The interior of the Tourer is where the designers allowed themselves to introduce a touch of creativity that isn’t always exactly practical. Marked by spaciousness and raised seating positions, the interior is covered in soft full-grain leather. The color scheme is light gray with orange strip light accents that makes it look like something out of Star Trek.
The dashboard gets rid of traditional analog instruments in favor of a multi-functional instrument display. Using BMW’s Black Panel Technology, the driver’s instruments are replaced by a 10.25-inch (26-cm) integrated screen that displays the instruments digitally. That display changes to match the Tourer’s shifting into COMFORT, SPORT and ECO PRO driving modes.

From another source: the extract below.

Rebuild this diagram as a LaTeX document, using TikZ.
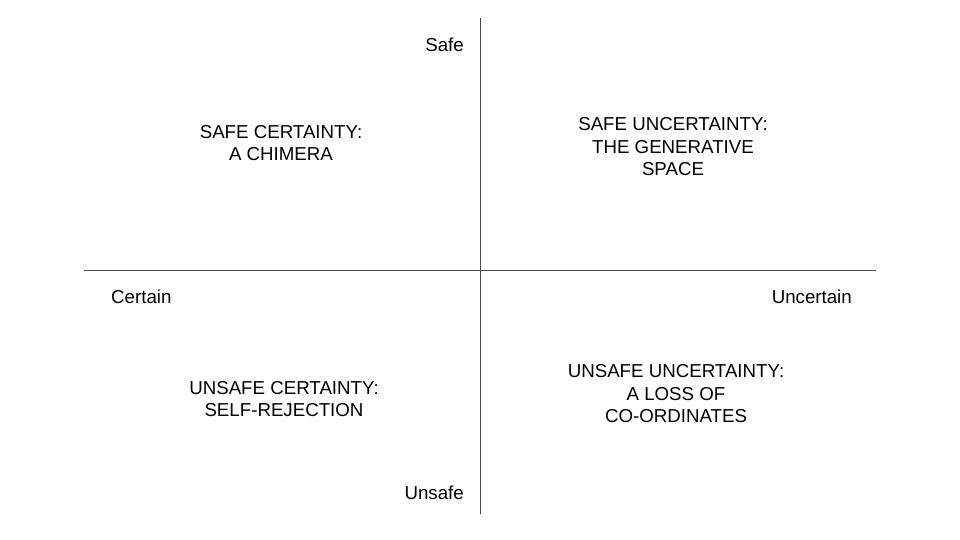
\documentclass[tikz,border=0pt]{standalone}
\usepackage{fontspec}
\setmainfont{Liberation Sans}
\begin{document}
\begin{tikzpicture}[x=1pt,y=-1pt]
\tikzset{axis/.style={draw=black!72,line width=1pt},
         pole/.style={inner sep=0pt,font=\fontsize{18.7}{22}\selectfont},
         quad/.style={inner sep=0pt,align=center,
                      font=\fontsize{18.7}{22.5}\selectfont}
}
\useasboundingbox[fill=white] (0,0) rectangle (960,540);
% axes
\coordinate (top)    at (480,18);
\coordinate (bottom) at (480,514);
\coordinate (left)   at (84,270);
\coordinate (right)  at (876,270);
\draw[axis] (top) -- (bottom);
\draw[axis] (left) -- (right);
% poles
\node[pole,anchor=east] (safe)      at (464,45)  {Safe};
\node[pole,anchor=east] (unsafe)    at (464,493) {Unsafe};
\node[pole,anchor=west] (certain)   at (111,297) {Certain};
\node[pole,anchor=east] (uncertain) at (852,297) {Uncertain};
% quadrants
\node[quad] (sc) at (281,143) {SAFE CERTAINTY:\\A CHIMERA};
\node[quad] (su) at (673,147) {SAFE UNCERTAINTY:\\THE GENERATIVE\\SPACE};
\node[quad] (uc) at (284,399) {UNSAFE CERTAINTY:\\SELF-REJECTION};
\node[quad] (uu) at (676,394) {UNSAFE UNCERTAINTY:\\A LOSS OF\\CO-ORDINATES};
\end{tikzpicture}
\end{document}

The BMW Concept Active Tourer also boasts a heads-up display showing speed, speed limits, overtaking bans, navigation aids and other warnings, plus there is an 8-inch (20.3-cm) central information display with sat nav and hybrid status information.
Overhead, the Tourer has a panoramic sunroof that uses Suspended Particle Device (SPD) technology that can adjust the composite glass to the desired opaqueness and temperature. Meanwhile, the back seats have plenty of legroom, as well as places to clip on folding tables and to hang tablets for personalized entertainment.